Reading the paper on AdaGrad, an optimization method for machine learning, I am coming across an inequality I do not understand on page 5, available here
Denote $g_{1:T}$ as a matrix $G_T=[g_1, \ldots g_T]$ consisting of the sub gradients of dimension $d$ of the hinge loss function $L_t(x) = max(0, 1- y (z \cdot x_t))$ for $x$ a weight vector of dimension $d$, $z$ a feature vector, and $y$ its correct label at time step $T$.
Denote $g_{1:T,i}$ as the $i'th$ row of the matrix. They write:
For our first example, which was also given by McMahan and Streeter (2010), consider the following sparse random data scenario, where the vectors $z_t \in \{−1,0,1\}^d$. Assume that at in each round $t$, feature $i$ appears with probability $p_i = min\{1, ci^{−a}\}$ for some $\alpha \in (1, \infty)$ and a dimension independent constant c. Then taking the expectation of the gradient terms, we have:
$(1) $$\mathbb{E} \sum_{i=1}^{d}||g_{1:T, i}||_2 = \sum_{i=1}^{d} \mathbb{E} [\sqrt{|\{t:|g_{t,i}| = 1 \}}|] \leq \sum_{i=1}^{d} \sqrt{\mathbb{E}|\{t:|g_{t,i}|=1\}|} = \sum_{i=1}^{d} \sqrt{p_iT}$
I am not sure what the random variable is in this case.
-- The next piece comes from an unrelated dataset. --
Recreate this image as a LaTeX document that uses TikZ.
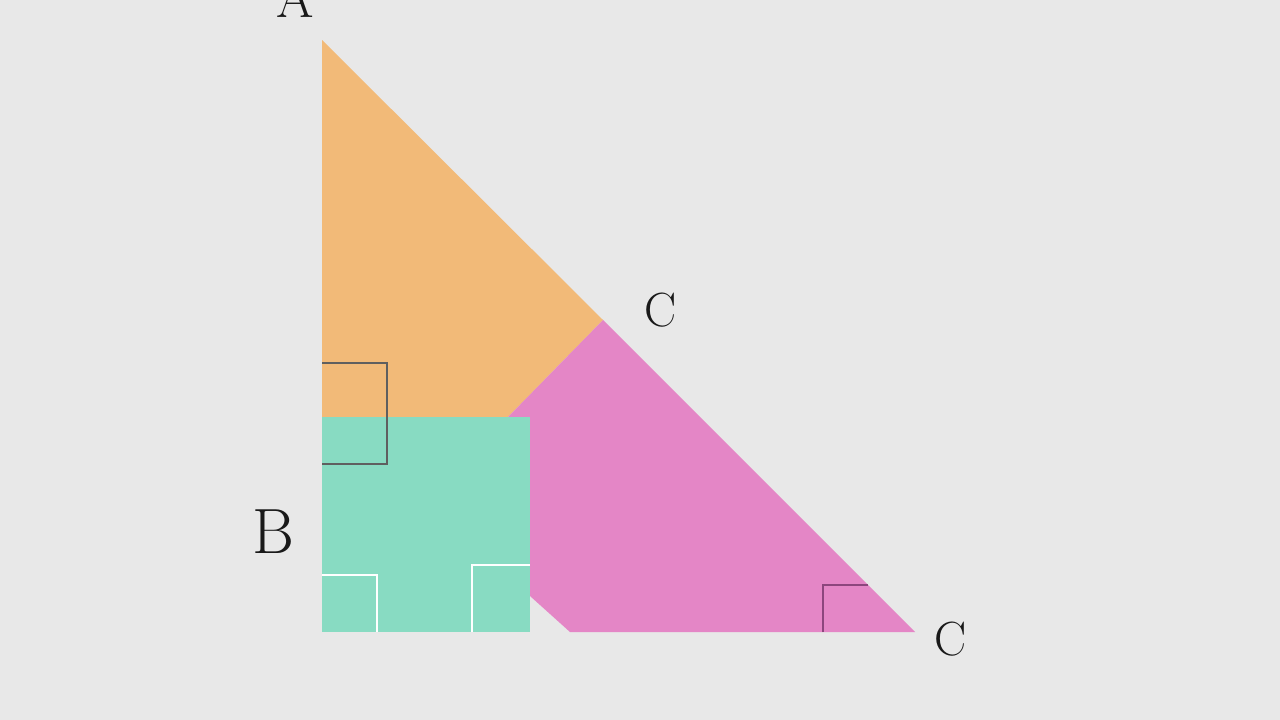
\documentclass[tikz,border=0pt]{standalone}
\begin{document}
\begin{tikzpicture}[x=1pt,y=-1pt,
  region/.style={draw=none},
  lbl/.style={inner sep=0pt, text=black!90},
  anglemark/.style={line width=1.4pt}]
\definecolor{bg}{RGB}{232,232,232}
\definecolor{orng}{RGB}{242,186,120}
\definecolor{grn}{RGB}{136,219,194}
\definecolor{pnk}{RGB}{228,134,198}
\definecolor{markgray}{RGB}{95,95,95}
\definecolor{markpink}{RGB}{140,70,125}
\fill[bg] (0,0) rectangle (1280,720);
\useasboundingbox (0,0) rectangle (1280,720);
% regions
\fill[orng, region] (322,40) -- (603,320) -- (508,417) -- (322,417) -- cycle;
\fill[pnk, region] (603,320) -- (915,632) -- (570,632) -- (530,596) -- (530,417) -- (508,417) -- cycle;
\fill[grn, region] (322,417) rectangle (530,632);
% right-angle marks
\draw[markgray, anglemark] (322,363) -- (387,363) -- (387,464) -- (322,464);
\draw[white, anglemark] (322,575) -- (377,575) -- (377,632);
\draw[white, anglemark] (472,632) -- (472,565) -- (530,565);
\draw[markpink, anglemark] (823,632) -- (823,585) -- (868,585);
% labels
\node[lbl, font=\fontsize{54}{54}\selectfont, anchor=base] (A) at (295,17) {A};
\node[lbl, font=\fontsize{48}{48}\selectfont, anchor=base] (C1) at (661,326) {C};
\node[lbl, font=\fontsize{64}{64}\selectfont, anchor=base] (B) at (273,553) {B};
\node[lbl, font=\fontsize{48}{48}\selectfont, anchor=base] (C2) at (951,655) {C};
\end{tikzpicture}
\end{document}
I believe what is happening is for each dimension of our sub gradient input vector, we are considering the expectation of the row of our matrix $G_T$ which will only be non-zero for sub gradient time step indices $t$ where the $i'th$ index of the gradient is $0$, and then applying Jensen's Inequality.
I also know that the gradient of the hinge loss is $ \frac {\partial L} {\partial x_i} (x) = -y * z_i$ if $y (z \cdot x) < 1$, and $0$ otherwise. I'm not sure what the authors mean by a feature $i$ appears. Does this mean a value of $z_{t_{i}}$ that is non-zero?
I'm looking for a clarification of $(1)$ and would be happy to provide any other details/corrections.
The notation in the paper is indeed confusing and many steps are not clear/explicit. I'll give it a go!
Let's start computing the subgradient. Notice that $$y_t\langle z_t, x\rangle = 1$$ is an hyperplane dividing the space of the parameters in 2 halves. On both these halves, the subgradient is actually a gradient and you can compute it just by standard calculus. On the dividing hyperplane the gradient is not well defined, as there is no unique linear approximate to the function on that point, but in this case this does not really matter (I'll explain later).
Where $y_t\langle z_t, x\rangle > 1$ the loss is identically $0$ and the gradient is $0$.
Where $y_t\langle z_t, x\rangle < 1$, the $i$-th partial derivative is $$\frac{\partial f_t(x)}{\partial x_i} = -z_{t, i}y_t.$$ What about $y_t\langle z_t, x\rangle = 1$? In this case you get the subgradient which is a full set and not a single vector. This is not a problem, as all we care is to find some bound for the components of each one of these vectors. Thinking about the hinge loss in one or two dimensions, you can convince yourself that each vector in the subgradient must have $i$-th component living in the interval $[-z_{t, i}y_t, 0]$. So for the purposes of getting the inequality we can consider the worst case, i.e the $i$-th component being equal to $-z_{t, i}y_t$.
And these are all the possible values of the gradient.
We also know that $z_{t, i}$ is nonzero with probability $p_i$, this means that the components of the gradient are nonzero with probability at most $p_i$.
Lastly, we notice that the standard hinge loss is used in 2 class classification problems, where $y_t = \pm 1$.
Finally, we are ready for equation $(1)$!
The first equality follows from the linearity of the expected value and from the fact that $g_{t, i}$ is $\pm1$ or $0$, so the sum of the square is equal to the number of elements that are not $0$.
The inequality follows from Jensen's inequality.
The last equality follows from computing the expected value of $\vert\vert(g_{1, i}, \dots g_{T, i})\vert\vert_{1}$ (which is equal to the number of nonzero elements in the $i$-th component of the gradients) which is
$$ \mathbb{E}[\sum_{t=1}^{T}\vert g_{t, i}\vert] = \sum_{t=1}^{T}\mathbb{E}[\vert g_{t, i}\vert] = \sum_{t=1}^{T} p_i = Tp_i.$$